Bravache, un oficial superior destinado a la dirección de la policía
de Torreón, declaró a la prensa: “Si agarro a un zeta, lo mato. ¿Para
qué interrogarlo? El ejército tiene su servicio de inteligencia, no
necesita información adicional” (
8).
Una denuncia presentada por el abogado Netzai Sandoval y 28.000
ciudadanos mexicanos ante la Corte Penal Internacional (CPI) de La Haya
pone en evidencia más de doscientos casos de torturas por parte de las
fuerzas armadas. La mayoría de los prisioneros no son presentados al
Ministerio Público tras su detención, tal como lo exige la ley, y son
interrogados en los cuarteles durante varios días.

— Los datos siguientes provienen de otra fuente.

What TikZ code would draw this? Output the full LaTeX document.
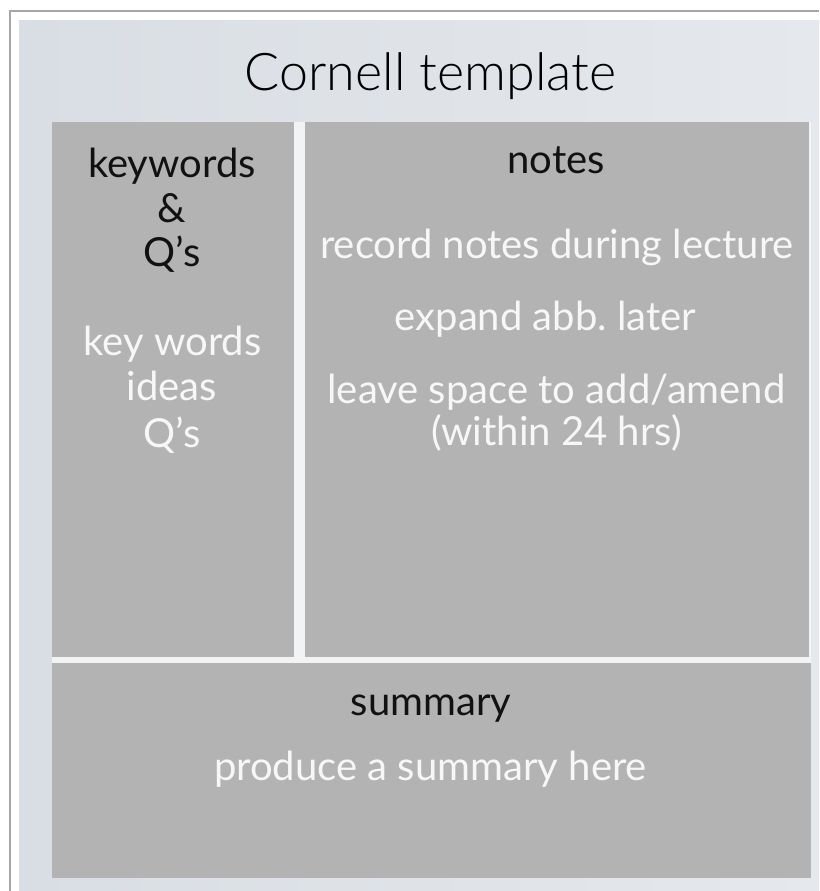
\documentclass[tikz,border=0pt]{standalone}
\usepackage{fontspec}
\setmainfont{Lato}
\newfontfamily\titlefont{Lato Light}
\frenchspacing
\definecolor{bordergray}{HTML}{A6A6A6}
\definecolor{panelL}{HTML}{D9DEE4}
\definecolor{panelR}{HTML}{E5E8EC}
\definecolor{gapcol}{HTML}{F2F3F5}
\definecolor{boxgray}{HTML}{B3B3B3}
\definecolor{darktext}{HTML}{111111}
\definecolor{lighttext}{HTML}{F7F7F7}
\begin{document}
\begin{tikzpicture}[x=1pt,y=-1pt,
  panelbox/.style={fill=boxgray, draw=none, inner sep=0pt, anchor=north west},
  headtext/.style={anchor=base, inner sep=0pt, text=darktext, font=\fontsize{40}{48}\selectfont},
  bodytext/.style={anchor=base, inner sep=0pt, text=lighttext, font=\fontsize{40}{48}\selectfont},
  titletext/.style={anchor=base, inner sep=0pt, text=black, font=\titlefont\fontsize{52}{60}\selectfont}]
\useasboundingbox (0,0) rectangle (819,891);
\fill[white] (0,0) rectangle (819,891);
\draw[bordergray, line width=1.5pt] (10,891) -- (10,11) -- (819,11);
\shade[left color=panelL, right color=panelR] (19,21) rectangle (819,891);
\fill[gapcol] (52,122) rectangle (811,878);
% boxes
\node[panelbox, minimum width=242pt, minimum height=535pt] (kwbox) at (52,122) {};
\node[panelbox, minimum width=504pt, minimum height=535pt] (notesbox) at (305,122) {};
\node[panelbox, minimum width=759pt, minimum height=215pt] (sumbox) at (52,663) {};
% title
\node[titletext] (title) at (430.5,90) {Cornell template};
% keywords column
\node[headtext] (kw1) at (172,177) {keywords};
\node[headtext] (kw2) at (172,222) {\&};
\node[headtext] (kw3) at (172,266) {Q’s};
\node[bodytext] (kb1) at (172.5,355) {key words};
\node[bodytext] (kb2) at (172,400) {ideas};
\node[bodytext] (kb3) at (172,447) {Q’s};
% notes column
\node[headtext] (nh) at (556,173) {notes};
\node[bodytext] (nb1) at (557,258) {record notes during lecture};
\node[bodytext] (nb2) at (545.5,330) {expand abb.\ later};
\node[bodytext] (nb3) at (556.5,403) {leave space to add/amend};
\node[bodytext] (nb4) at (556.5,445) {(within 24 hrs)};
% summary
\node[headtext] (sh) at (431,715) {summary};
\node[bodytext] (sb) at (430.5,780) {produce a summary here};
\end{tikzpicture}
\end{document}
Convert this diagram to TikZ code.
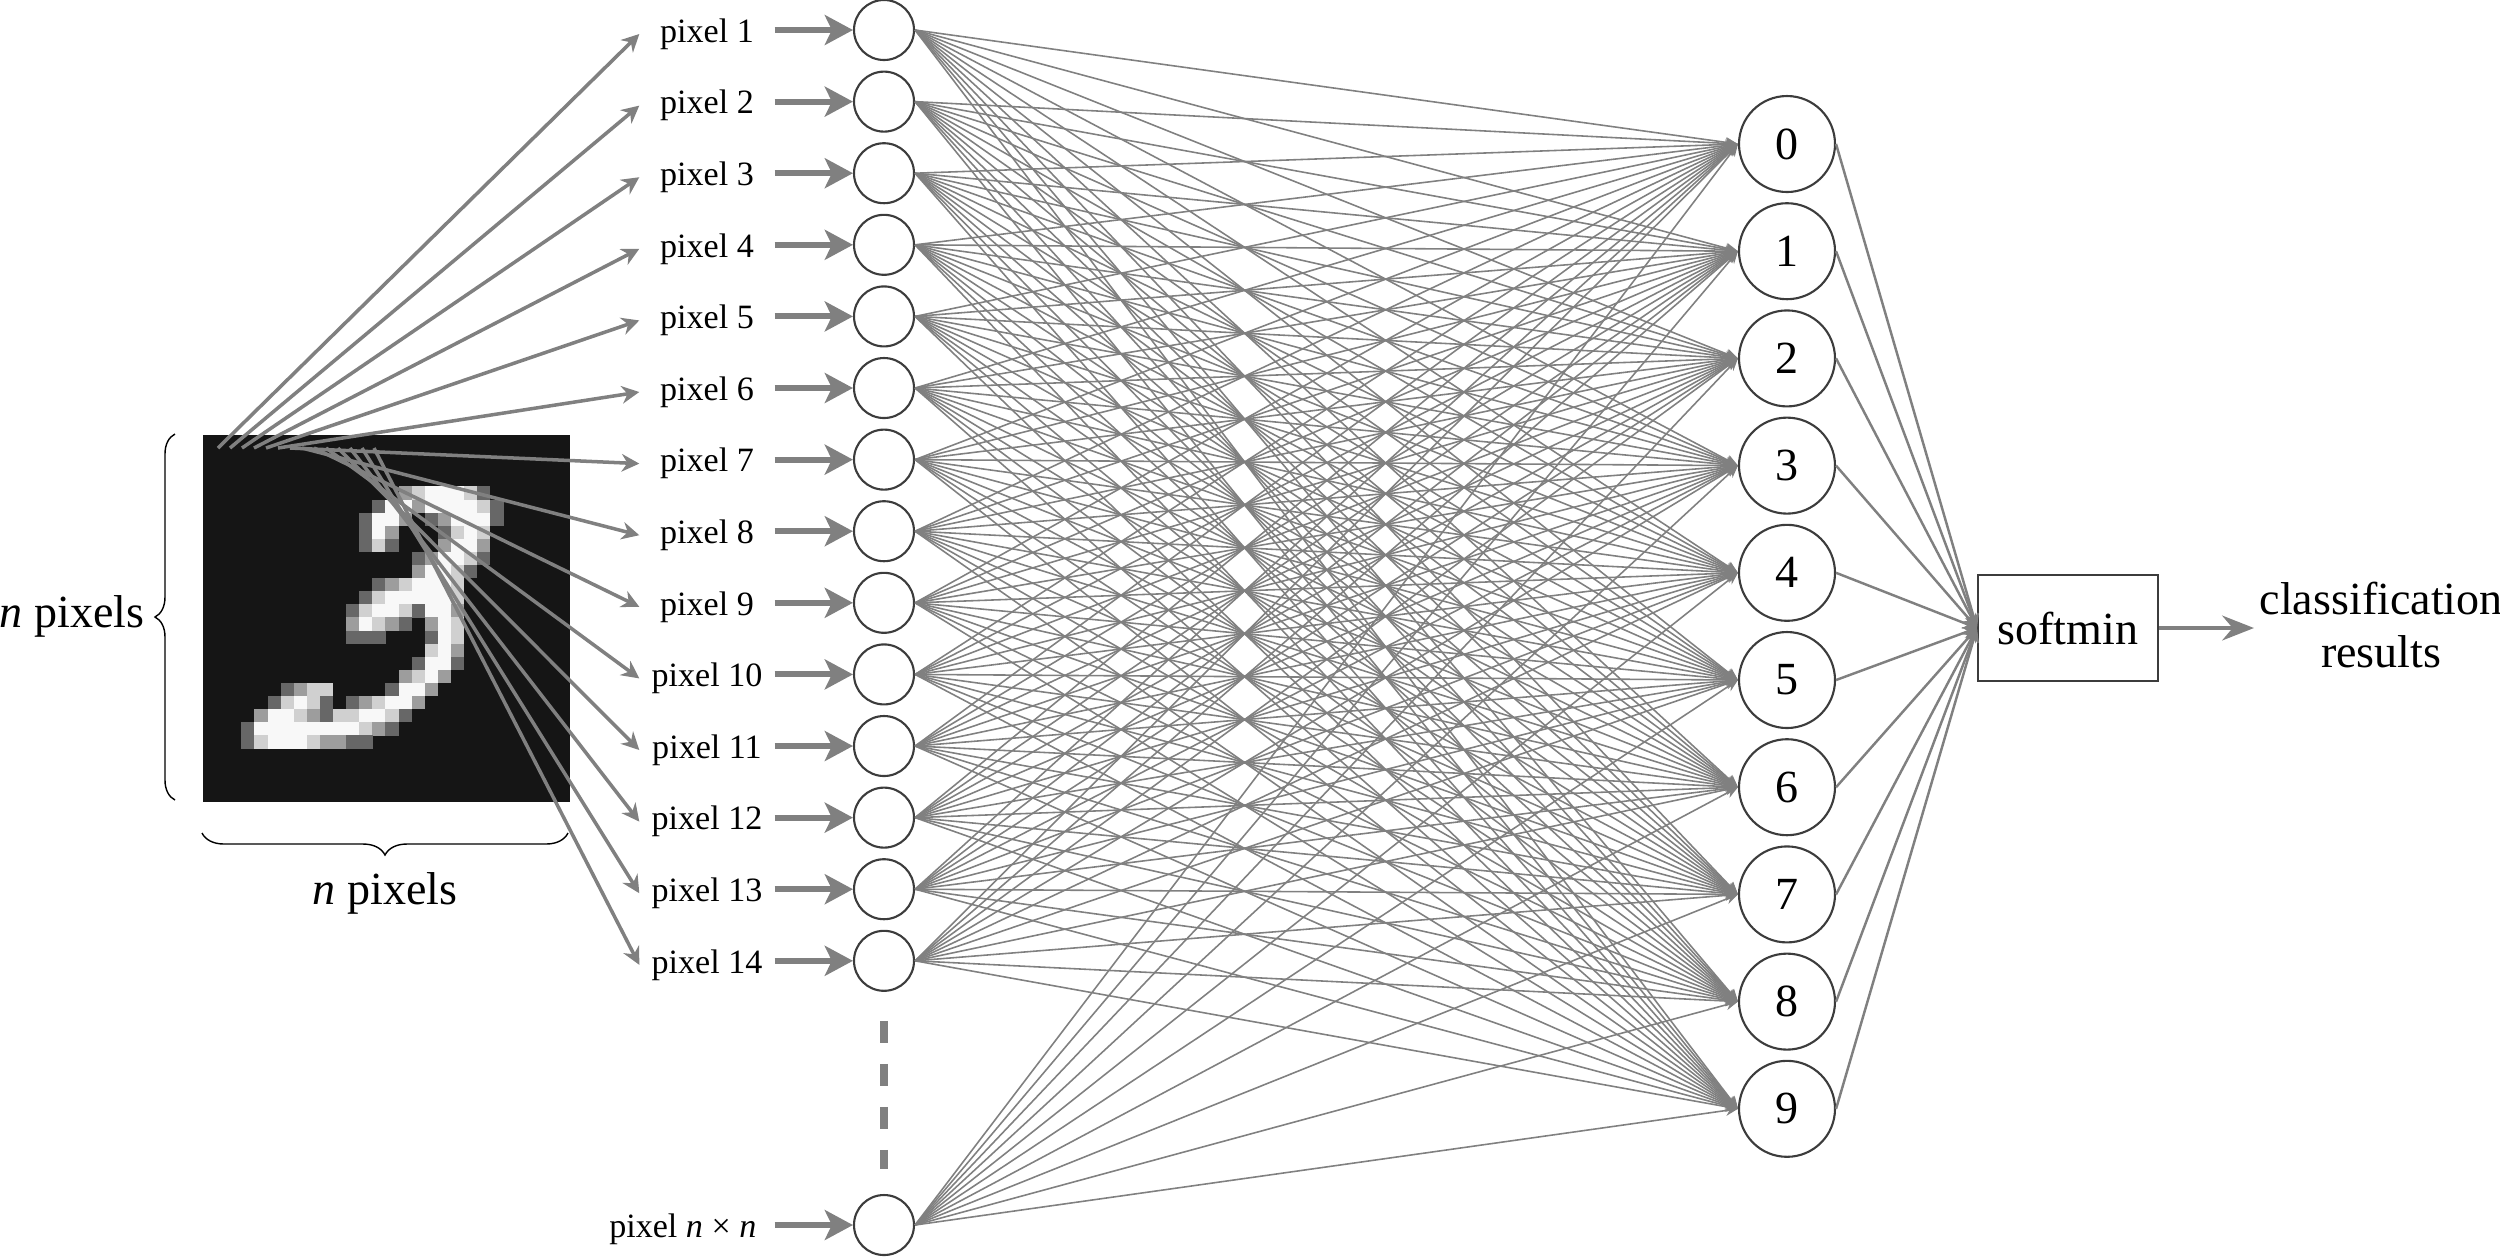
\documentclass[tikz,border=0pt]{standalone}
\usepackage{fontspec}
\setmainfont{Liberation Serif}
\usetikzlibrary{arrows.meta,decorations.pathreplacing}
\definecolor{wire}{RGB}{128,128,128}
\definecolor{ink}{RGB}{60,60,60}
\definecolor{board}{RGB}{21,21,21}
% one row of the digit picture: row, list of column/whiteness
\newcommand\pixrow[2]{\foreach \c/\v in {#2}
  \fill[white!\v!board] ({202+\c*13.1},{434+#1*13.1}) rectangle ++(13.3,13.3);}
\begin{document}
\begin{tikzpicture}[x=0.1mm,y=-0.1mm,
    small/.style={font=\fontsize{9.7}{11}\selectfont},
    big/.style={font=\fontsize{13.1}{15.1}\selectfont},
    inn/.style={circle,draw=ink,line width=0.6pt,fill=white,minimum size=6mm,inner sep=0},
    outn/.style={circle,draw=ink,line width=0.6pt,fill=white,minimum size=9.6mm,inner sep=0,big},
    lbl/.style={small,inner sep=0,minimum width=13.4mm},
    feed/.style={wire,line width=1pt,-{Stealth[length=5pt,width=5pt]}},
    fat/.style={wire,line width=1.7pt,-{Stealth[length=8pt,width=8.5pt,inset=2pt]}},
    link/.style={wire,line width=0.45pt,-{Stealth[length=3.5pt,width=3pt]}},
    tosoft/.style={wire,line width=0.7pt,-{Stealth[length=4pt,width=3.5pt]}}]
\useasboundingbox (0,0) rectangle (2500,1256);

% the digit
\node[fill=board,minimum size=36.7mm,inner sep=0,anchor=north west] (img) at (202,434) {};
\pixrow{4}{15/58,16/80,17/97,18/97,19/97,20/80,21/35}
\pixrow{5}{13/35,14/97,15/97,16/58,17/97,18/97,19/97,20/97,21/80,22/35}
\pixrow{6}{12/35,13/97,14/97,15/58,17/35,18/58,19/97,20/97,21/97,22/35}
\pixrow{7}{12/35,13/97,14/58,18/35,19/80,20/97,21/80}
\pixrow{8}{12/35,13/80,14/35,18/58,19/97,20/97,21/58}
\pixrow{9}{16/35,17/58,18/97,19/97,20/80,21/35}
\pixrow{10}{16/58,17/97,18/97,19/80,20/35}
\pixrow{11}{13/35,14/58,15/80,16/97,17/97,18/97,19/80}
\pixrow{12}{12/35,13/80,14/97,15/97,16/97,17/97,18/97,19/80}
\pixrow{13}{11/35,12/80,13/97,14/97,15/80,16/35,17/97,18/97,19/58}
\pixrow{14}{11/58,12/97,13/80,14/58,15/35,17/58,18/97,19/80}
\pixrow{15}{11/35,12/35,13/35,17/35,18/97,19/80}
\pixrow{16}{17/80,18/97,19/58}
\pixrow{17}{16/35,17/97,18/97,19/35}
\pixrow{18}{15/58,16/80,17/97,18/58}
\pixrow{19}{6/35,7/58,8/80,9/80,14/35,15/97,16/97,17/58}
\pixrow{20}{5/35,6/80,7/97,8/80,9/35,11/35,12/58,13/80,14/97,15/97,16/58}
\pixrow{21}{4/58,5/97,6/97,7/80,8/58,9/35,10/80,11/80,12/97,13/97,14/80,15/35}
\pixrow{22}{3/35,4/97,5/97,6/97,7/97,8/97,9/97,10/97,11/97,12/80,13/58,14/35}
\pixrow{23}{3/35,4/80,5/97,6/97,7/97,8/80,9/58,10/58,11/35,12/35}

% braces
\draw[decorate,decoration={brace,amplitude=2mm}] (175,800) -- (175,434);
\node[big,anchor=east,inner sep=0] (side) at (145,616) {\textit{n} pixels};
\draw[decorate,decoration={brace,amplitude=2.2mm}] (568,833) -- (202,833);
\node[big] (base) at (385,893) {\textit{n} pixels};

% input layer
\foreach \k in {1,...,14} {
  \coordinate (s\k) at ({218+12*(\k-1)},448);
  \node[lbl] (p\k) at (707,{34+71.6*(\k-1)}) {pixel \k};
  \node[inn] (in\k) at (884,{30+71.6*(\k-1)}) {};
  \draw[feed] (s\k) -- (p\k.west);
}
\node[small,anchor=east,inner sep=0] (pN) at (757,1229) {pixel \textit{n} × \textit{n}};
\node[inn] (inN) at (884,1225) {};
\foreach \k in {1,...,14,N}
  \draw[fat] (in\k.west -| p1.east) -- (in\k.west);
\draw[wire,line width=2pt,dash pattern=on 2.2mm off 2.1mm,
  shorten <=2.9mm,shorten >=2.5mm] (in14) -- (inN);

% output layer
\foreach \j in {0,...,9}
  \node[outn] (out\j) at (1787,{144+107.2*\j}) {\j};
\foreach \i in {1,...,14,N}
  \foreach \j in {0,...,9}
    \path (in\i.east) edge[link] (out\j.west);

\node[draw=ink,line width=0.6pt,minimum width=18mm,minimum height=10.6mm,big] (soft) at (2068,628) {softmin};
\foreach \j in {0,...,9}
  \path (out\j.east) edge[tosoft] (soft.west);
\node[big,align=center,inner sep=0,anchor=west] (res) at (2259,625) {classification\\results};
\draw[wire,line width=1.4pt,-{Stealth[length=9pt,width=7pt]},shorten >=0.5mm] (soft.east) -- (res.west |- soft.east);
\end{tikzpicture}
\end{document}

El Ministerio de Defensa poco ha hecho para poner fin a la impunidad
de la que gozan sus soldados. De 2006 a 2011, sólo veintinueve fueron
condenados, mientras que la fiscalía militar instruyó 3.671 casos de
violaciones graves a los derechos humanos. En resumen: el Estado da la
impresión de no controlar más a su ejército ni a su policía. O lo que es
peor, de querer militarizar la sociedad. Muchos mexicanos se sublevan
contra estas prácticas propias de una dictadura bananera de los años 70,
que afectan además la imagen del ejército, una de las pocas
instituciones hasta ahora respetadas por la mayoría de la población. A
lo largo de 2011, el poeta Javier Sicilia, padre de un adolescente
asesinado por los sicarios de Cuernavaca, logró reunir a un sector de la
izquierda bajo el lema “¡No más sangre!”. Apoyado por la mayoría de las
organizaciones no gubernamentales (ONG) nacionales, denunció el mal
funcionamiento de los sistemas represivo y judicial. Esta campaña,
aunque no haya sido masiva, despertó mayor preocupación en una opinión
pública desconfiada, desencantada y cínica. Terminó desacreditando a la
Presidencia de la República, única institución capaz de consolidar el
frágil proceso de democratización de México. La ofensiva de Calderón se
volvió pues contra el orden institucional que pretendía defender. El
narcotráfico demostró estos últimos años que con o sin la complicidad
activa del poder era capaz de poner en jaque al Estado y controlar una
parte importante del territorio. Esta demostración tendrá sin duda
consecuencias políticas. La sociedad parece haber adherido a la idea del
regreso del PRI al poder: sólo éste sería capaz, dicen, de negociar con
el narcotráfico y recuperar la paz… Con el triunfo de Enrique Peña
Nieto en las presidenciales de 2012, los carteles obtuvieron su primera
victoria sobre la democracia mexicana.
Notas
1. Según el Departamento de Estado estadounidense,
en 2011, el 95% de la cocaína consumida en Estados Unidos pasaba por
México. Según la misma fuente, entre 18 y 20 toneladas de heroína y
16.000 toneladas de marihuana (cifras de 2009) también transitan por el
país. No existen cifras serias sobre las metanfetaminas.
2. Patrice Gouy, “Des catholiques mexicains se mobilisent contre la guerre de la drogue”, La Croix, París, 24-7-12.
3. Hernando Calvo Ospina, “En las fronteras del Plan Colombia”, Le
Monde diplomatique, edición Cono Sur, Buenos Aires, febrero de 2005.
4. Véase el testimonio del ex general Acosta Chaparro, condenado por
colusión con el cartel de Juárez y luego liberado por la justicia
militar, en Anabel Hernández, Los Señores del Narco, Grijalbo, México
DF, 2011.
5. Véase La Guerre perdue contre la drogue, La Découverte, París, 2001.
6. “El narco ha feudalizado 60% de los municipios, alerta ONU”, La Jornada, México DF, 26-6-08.
7. Víctor Cardoso, “BdeM: en 2 sexenios panistas el crimen lavó más de 46,5 mil mdd”, La Jornada, 29-11-11.
8. “Si agarro a un zeta, lo mato. ¿Para qué interrogarlo?”, La Jornada, 13-3-11.